Finding only trace amounts of carbonate minerals on Mars isn’t the only strike against the hypothesis that most of the Red Planet was once wet and warm (see “Martian Invasion,” in this week’s issue: Martian Invasion). The presence of large amounts of olivine, a mineral that undergoes rapid transformation into other minerals when exposed to liquid water, also argues against ancient oceans or lakes on Mars.
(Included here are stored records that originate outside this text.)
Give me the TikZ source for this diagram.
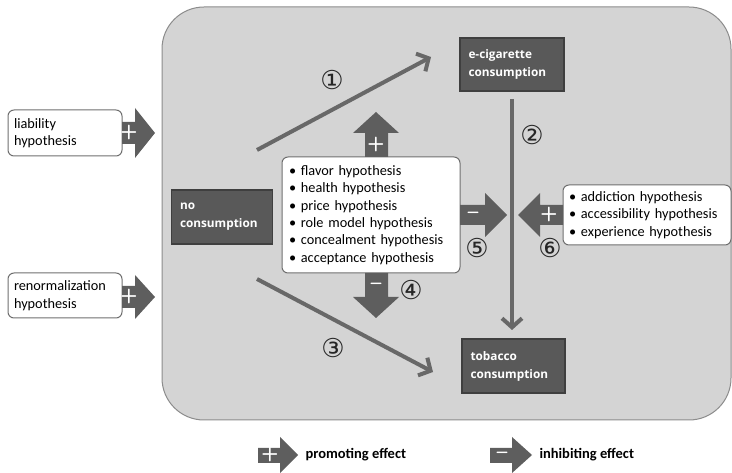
\documentclass[tikz,border=0pt]{standalone}
\usepackage{fontspec}
\setmainfont{Carlito}
\newfontfamily\boxfont{Open Sans}
\newfontfamily\circfont{DejaVu Sans}
\usepackage{tikz}
\usetikzlibrary{arrows.meta}
\definecolor{panelGray}{HTML}{D4D4D4}
\definecolor{panelEdge}{HTML}{8C8C8C}
\definecolor{arrowGray}{HTML}{5E5E5E}
\definecolor{lineGray}{HTML}{686868}
\definecolor{darkFill}{HTML}{595959}
\definecolor{darkEdge}{HTML}{3F3F3F}
\definecolor{boxEdge}{HTML}{6F6F6F}

\tikzset{
  darkbox/.style={draw=darkEdge, line width=1.2pt, fill=darkFill, text=white,
    font=\boxfont\bfseries\fontsize{11.8}{18}\selectfont, align=left,
    inner xsep=8pt, anchor=center},
  listbox/.style={draw=boxEdge, line width=1pt, fill=white, rounded corners=6pt,
    align=left, font=\fontsize{14.3}{17.4}\selectfont},
  effect/.style={font=\sffamily\bfseries\fontsize{20}{20}\selectfont, text=white},
  stepnum/.style={font=\circfont\fontsize{26}{26}\selectfont, text=black!85},
  path arrow/.style={draw=lineGray, line width=4pt,
    -{Straight Barb[length=9pt, width=20pt, line width=4pt]}},
}

\begin{document}
\begin{tikzpicture}[x=1pt, y=-1pt]
  \useasboundingbox (0,0) rectangle (732,473);
  % Grey panel behind the model
  \filldraw[fill=panelGray, draw=panelEdge, line width=1pt, rounded corners=42pt]
    (162,7) rectangle (731,420);

  % Consumption states
  \node[darkbox, minimum width=101pt, minimum height=54pt, text width=84pt] (none) at (222,217) {no\\consumption};
  \node[darkbox, minimum width=104pt, minimum height=53pt, text width=87pt] (ecig) at (512,64.5) {e-cigarette\\consumption};
  \node[darkbox, minimum width=103pt, minimum height=54pt, text width=86pt] (tobacco) at (513.5,366) {tobacco\\consumption};

  % Hypothesis boxes
  \node[listbox, minimum width=178pt, minimum height=116pt, text width=164pt] (gateway) at (371,215)
    {\textbullet\ flavor hypothesis\\ \textbullet\ health hypothesis\\ \textbullet\ price hypothesis\\
     \textbullet\ role model hypothesis\\ \textbullet\ concealment hypothesis\\ \textbullet\ acceptance hypothesis};
  \node[listbox, minimum width=168pt, minimum height=60pt, text width=156pt] (switch) at (647,215)
    {\textbullet\ addiction hypothesis\\ \textbullet\ accessibility hypothesis\\ \textbullet\ experience hypothesis};
  \node[listbox, minimum width=114pt, minimum height=46pt, text width=102pt] (liability) at (65,133)
    {liability\\hypothesis};
  \node[listbox, minimum width=114pt, minimum height=45pt, text width=102pt] (renorm) at (65,295.5)
    {renormalization\\hypothesis};

  % Transition paths
  \coordinate (p1s) at (257,150);
  \coordinate (p1e) at (431,57);
  \coordinate (p3s) at (257,279);
  \coordinate (p3e) at (433,372);
  \coordinate (p2s) at (512,99);
  \coordinate (p2e) at (512,330);
  \draw[path arrow] (p1s) -- (p1e);
  \draw[path arrow] (p3s) -- (p3e);
  \draw[path arrow, line width=3.2pt] (p2s) -- (p2e);
  \node[stepnum] (n1) at (332,80) {①};
  \node[stepnum] (n2) at (532,135) {②};
  \node[stepnum] (n3) at (333,348) {③};
  \node[stepnum] (n4) at (411,290) {④};
  \node[stepnum] (n5) at (477,248) {⑤};
  \node[stepnum] (n6) at (550,248) {⑥};

  % Block arrows: liability and renormalization
  \fill[arrowGray] (122,122) -- (135,122) -- (135,108) -- (155,133) -- (135,158) -- (135,144) -- (122,144) -- cycle;
  \node[effect] (lplus) at (129,133) {+};
  \fill[arrowGray] (122,286) -- (135,286) -- (135,275) -- (155,297) -- (135,319) -- (135,308) -- (122,308) -- cycle;
  \node[effect] (rplus) at (129,297) {+};
  % Block arrows around the gateway box
  \fill[arrowGray] (365,157) -- (365,133) -- (353,133) -- (376,112) -- (399,133) -- (388,133) -- (388,157) -- cycle;
  \node[effect] (uplus) at (376,145) {+};
  \fill[arrowGray] (365,273) -- (365,297) -- (353,297) -- (376,318) -- (399,297) -- (388,297) -- (388,273) -- cycle;
  \node[effect] (dminus) at (376,286) {--};
  \fill[arrowGray] (460,205) -- (485,205) -- (485,193) -- (507,215) -- (485,237) -- (485,225) -- (460,225) -- cycle;
  \node[effect] (rminus) at (473,215) {--};
  \fill[arrowGray] (563,205) -- (540,205) -- (540,193) -- (518,215) -- (540,237) -- (540,225) -- (563,225) -- cycle;
  \node[effect] (lplus2) at (549,215) {+};

  % Legend
  \fill[arrowGray] (258,448) -- (280,448) -- (280,437) -- (298,455) -- (280,473) -- (280,463) -- (258,463) -- cycle;
  \node[effect] (keyplus) at (270,455) {+};
  \node[anchor=west, font=\bfseries\fontsize{14.5}{15}\selectfont] (keypro) at (302,455) {promoting effect};
  \fill[arrowGray] (490,448) -- (512,448) -- (512,437) -- (532,455) -- (512,473) -- (512,463) -- (490,463) -- cycle;
  \node[effect] (keyminus) at (502,455) {--};
  \node[anchor=west, font=\bfseries\fontsize{14.5}{15}\selectfont] (keyinh) at (536,455) {inhibiting effect};
\end{tikzpicture}
\end{document}
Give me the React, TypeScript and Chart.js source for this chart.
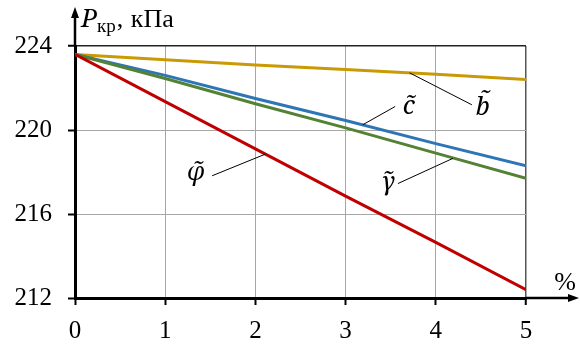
import React, { useEffect, useRef } from 'react';
import { Chart, registerables } from 'chart.js';

Chart.register(...registerables);

const xValues = [0, 1, 2, 3, 4, 5];
const seriesB = [223.6, 223.35, 223.1, 222.88, 222.65, 222.4];
const seriesC = [223.6, 222.6, 221.5, 220.45, 219.35, 218.3];
const seriesGamma = [223.6, 222.45, 221.25, 220.1, 218.9, 217.7];
const seriesPhi = [223.6, 221.35, 219.1, 216.85, 214.65, 212.4];
const yTickValues = [212, 216, 220, 224];
const xTickValues = [0, 1, 2, 3, 4, 5];

const seriesNames = ['b̃', 'c̃', 'γ̃', 'φ̃'];
const seriesColors = ['#C99A06', '#2E75B6', '#548235', '#C00000'];

// annotation labels: label anchor and leader line, in data units
const annText = ['b̃', 'c̃', 'φ̃', 'γ̃'];
const annLabelX = [4.52, 3.7, 1.34, 3.47];
const annLabelY = [221.05, 221.1, 217.95, 217.5];
const annLineX1 = [3.71, 3.19, 2.11, 4.19];
const annLineY1 = [222.72, 220.25, 218.85, 218.65];
const annLineX2 = [4.4, 3.55, 1.52, 3.58];
const annLineY2 = [221.2, 221.12, 217.82, 217.45];

const serif = "'Liberation Serif'";
const mathFont = "'Noto Serif'";

const decorPlugin = {
  id: 'decor',
  afterDraw(chart: any) {
    const ctx = chart.ctx as CanvasRenderingContext2D;
    const { left, right, top, bottom } = chart.chartArea;
    const xs = chart.scales.x;
    const ys = chart.scales.y;
    ctx.save();
    // axis extensions with arrows
    ctx.strokeStyle = '#000';
    ctx.fillStyle = '#000';
    ctx.lineWidth = 2.5;
    ctx.beginPath();
    ctx.moveTo(left, top);
    ctx.lineTo(left, top - 30);
    ctx.stroke();
    ctx.beginPath();
    ctx.moveTo(left, top - 39);
    ctx.lineTo(left - 4, top - 28);
    ctx.lineTo(left + 4, top - 28);
    ctx.closePath();
    ctx.fill();
    ctx.beginPath();
    ctx.moveTo(right, bottom);
    ctx.lineTo(right + 44, bottom);
    ctx.stroke();
    ctx.beginPath();
    ctx.moveTo(right + 53, bottom);
    ctx.lineTo(right + 42, bottom - 4);
    ctx.lineTo(right + 42, bottom + 4);
    ctx.closePath();
    ctx.fill();

    // axis titles
    ctx.textBaseline = 'alphabetic';
    ctx.textAlign = 'left';
    let tx = left + 6;
    const ty = top - 19;
    ctx.font = `italic 26px ${mathFont}`;
    ctx.fillText('P', tx, ty);
    tx += ctx.measureText('P').width;
    ctx.font = `19px ${serif}`;
    ctx.fillText('кр', tx, ty + 5);
    tx += ctx.measureText('кр').width;
    ctx.font = `26px ${serif}`;
    ctx.fillText(',', tx + 1, ty);
    ctx.fillText('кПа', tx + 15, ty);

    ctx.textAlign = 'center';
    ctx.font = `26px ${serif}`;
    ctx.fillText('%', right + 39, bottom - 8);

    // leader lines and labels
    ctx.lineWidth = 1;
    ctx.strokeStyle = '#000';
    for (let i = 0; i < annText.length; i++) {
      ctx.beginPath();
      ctx.moveTo(xs.getPixelForValue(annLineX1[i]), ys.getPixelForValue(annLineY1[i]));
      ctx.lineTo(xs.getPixelForValue(annLineX2[i]), ys.getPixelForValue(annLineY2[i]));
      ctx.stroke();
      ctx.font = `italic 25px ${mathFont}`;
      ctx.textAlign = 'center';
      ctx.textBaseline = 'middle';
      ctx.fillText(annText[i], xs.getPixelForValue(annLabelX[i]), ys.getPixelForValue(annLabelY[i]));
    }
    ctx.restore();
  },
};

export default function App() {
  const ref = useRef<HTMLCanvasElement>(null);
  useEffect(() => {
    if (!ref.current) return;
    const allSeries = [seriesB, seriesC, seriesGamma, seriesPhi];
    const chart = new Chart(ref.current, {
      type: 'line',
      data: {
        datasets: allSeries.map((s, i) => ({
          label: seriesNames[i],
          data: xValues.map((x, j) => ({ x, y: s[j] })),
          borderColor: seriesColors[i],
          backgroundColor: seriesColors[i],
          borderWidth: 3,
          pointRadius: 0,
          tension: 0,
          order: 3 - i,
        })),
      },
      options: {
        animation: false,
        responsive: false,
        devicePixelRatio: 1,
        layout: { padding: { left: 0, top: 46, right: 54, bottom: 0 } },
        plugins: { legend: { display: false }, tooltip: { enabled: false } },
        scales: {
          x: {
            type: 'linear',
            min: 0,
            max: 5,
            afterBuildTicks: (scale: any) => {
              scale.ticks = xTickValues.map((v) => ({ value: v }));
            },
            afterFit: (scale: any) => {
              scale.height = 46;
            },
            ticks: {
              color: '#000',
              font: { family: serif, size: 25 },
              padding: 11,
              maxRotation: 0,
            },
            grid: {
              color: (c: any) => (c.tick && c.tick.value === 5 ? '#555' : '#A6A6A6'),
              lineWidth: (c: any) => (c.tick && c.tick.value === 5 ? 1.5 : 1),
              tickColor: '#000',
              tickLength: 7,
              tickWidth: 2,
            },
            border: { display: true, color: '#000', width: 3 },
          },
          y: {
            type: 'linear',
            min: 212,
            max: 224,
            afterBuildTicks: (scale: any) => {
              scale.ticks = yTickValues.map((v) => ({ value: v }));
            },
            afterFit: (scale: any) => {
              scale.width = 75;
            },
            ticks: {
              color: '#000',
              font: { family: serif, size: 25 },
              padding: 16,
            },
            grid: {
              color: (c: any) => (c.tick && c.tick.value === 224 ? '#222' : '#A6A6A6'),
              lineWidth: (c: any) => (c.tick && c.tick.value === 224 ? 1.5 : 1),
              tickColor: '#000',
              tickLength: 7,
              tickWidth: 2,
            },
            border: { display: true, color: '#000', width: 3 },
          },
        },
      },
      plugins: [decorPlugin],
    } as any);
    return () => chart.destroy();
  }, []);
  return (
    <div style={{ position: 'absolute', left: 0, top: 0, width: 580, height: 344, background: '#fff', overflow: 'hidden' }}>
      <canvas ref={ref} width={580} height={344} style={{ position: 'absolute', left: 0, top: 0 }} />
    </div>
  );
}
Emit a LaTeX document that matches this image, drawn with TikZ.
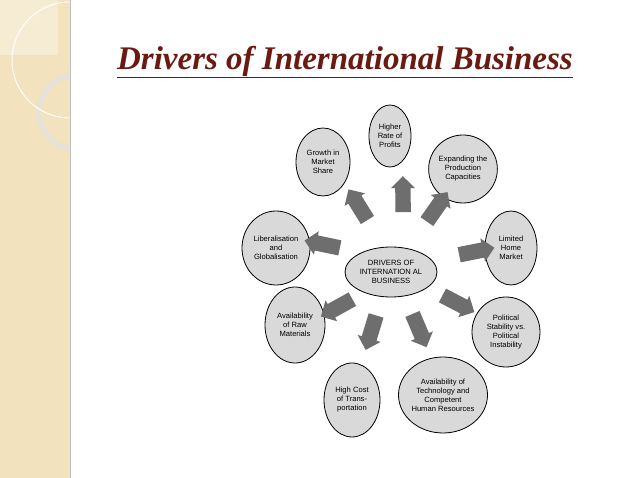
\documentclass[tikz,border=0pt]{standalone}
\usepackage{fontspec}
\setmainfont{Liberation Serif}
\newfontfamily\labelfont{Liberation Sans}
\usetikzlibrary{shapes.geometric,shapes.arrows,calc}
\definecolor{sidebar}{HTML}{F2E2BE}
\definecolor{ringgrey}{HTML}{E6E2DA}
\definecolor{titlered}{HTML}{6B1A12}
\definecolor{bubble}{HTML}{D9D9D9}
\definecolor{arrowgrey}{HTML}{6E6E6E}
\tikzset{
  driver/.style={ellipse, draw=black, line width=0.8pt, fill=bubble, inner sep=0pt,
    align=center, font=\labelfont\fontsize{7.6}{9}\selectfont},
  push/.style={single arrow, fill=arrowgrey, minimum width=24pt, minimum height=36pt,
    single arrow head extend=4pt, inner sep=7pt}
}
\begin{document}
\begin{tikzpicture}[x=1pt,y=-1pt]
        \useasboundingbox (0,0) rectangle (638,478);
        \fill[white] (0,0) rectangle (638,478);
        % Sidebar
        \begin{scope}
            \clip (0,0) rectangle (70,478);
            \fill[sidebar] (0,0) rectangle (70,478);
            \fill[white,opacity=0.35] (0,0) rectangle (58,55);
            \draw[ringgrey,line width=5pt] (76,112) circle (37);
            \draw[white,line width=1pt] (70,60) circle (58);
        \end{scope}
        \draw[gray!50,line width=0.6pt] (70,0) -- (70,478);
        % Title
        \node[font=\fontsize{33}{36}\selectfont\bfseries\itshape, text=titlered] (title) at (345,62)
            {\underline{Drivers of International Business}};
        % Bubbles
        \node[driver, minimum width=92pt, minimum height=50pt] (hub) at (391,272) {DRIVERS OF\\INTERNATION AL\\BUSINESS};
        \node[driver, minimum width=42pt, minimum height=62pt] (profits) at (390,136) {Higher\\Rate of\\Profits};
        \node[driver, minimum width=54pt, minimum height=68pt] (growth) at (323,162) {Growth in\\Market\\Share};
        \node[driver, minimum width=66pt, minimum height=68pt] (expand) at (463,169) {Expanding the\\Production\\Capacities};
        \node[driver, minimum width=52pt, minimum height=74pt] (home) at (511,248) {Limited\\Home\\Market};
        \node[driver, minimum width=68pt, minimum height=74pt] (liberal) at (276,248) {Liberalisation\\and\\Globalisation};
        \node[driver, minimum width=60pt, minimum height=76pt] (raw) at (295,325) {Availability\\of Raw\\Materials};
        \node[driver, minimum width=56pt, minimum height=74pt] (transport) at (352,400) {High Cost\\of Trans-\\portation};
        \node[driver, minimum width=80pt, minimum height=76pt] (tech) at (443,395) {Availability of\\Technology and\\Competent\\Human Resources};
        \node[driver, minimum width=68pt, minimum height=70pt] (politics) at (506,332) {Political\\Stability vs.\\Political\\Instability};
        % Arrows
        \foreach \target/\ax/\ay in {profits/403/198, growth/360/208, expand/435/210, home/473/252,
            liberal/326/245, raw/340/306, transport/372/329, tech/418/327, politics/455/302} {
            \path let \p1=($(\target)-(hub)$), \n1={atan2(\y1,\x1)} in
                node[push, rotate=\n1] (arrow-\target) at (\ax,\ay) {};
        }
\end{tikzpicture}
\end{document}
Using the same spectrometer on the Mars Global Surveyor spacecraft that found the carbonates, Todd M. Hoefen of the U.S. Geological Survey in Denver, Philip R. Christensen of Arizona State University in Tempe, and their colleagues found substantial amounts of olivine in a Martian region called Nili Fossae. The mineral is abundant in a 30,000-square-kilometer area within Nili Fossae, a complex of depressions and fractures adjacent to an impact basin, the researchers report in the Oct. 24 Science. The absence of water is more than skin deep. A spectrometer aboard the Mars Odyssey spacecraft detected olivine in a layer about 7 km below the rim of the canyon Valles Marineris, Christensen reported earlier this year. The olivine layer suggests the mineral at Valles Marineris “did not encounter subsurface water at any time in its long life, nor has it [encountered] surface water since it was exposed in the wall of the canyon,” he notes.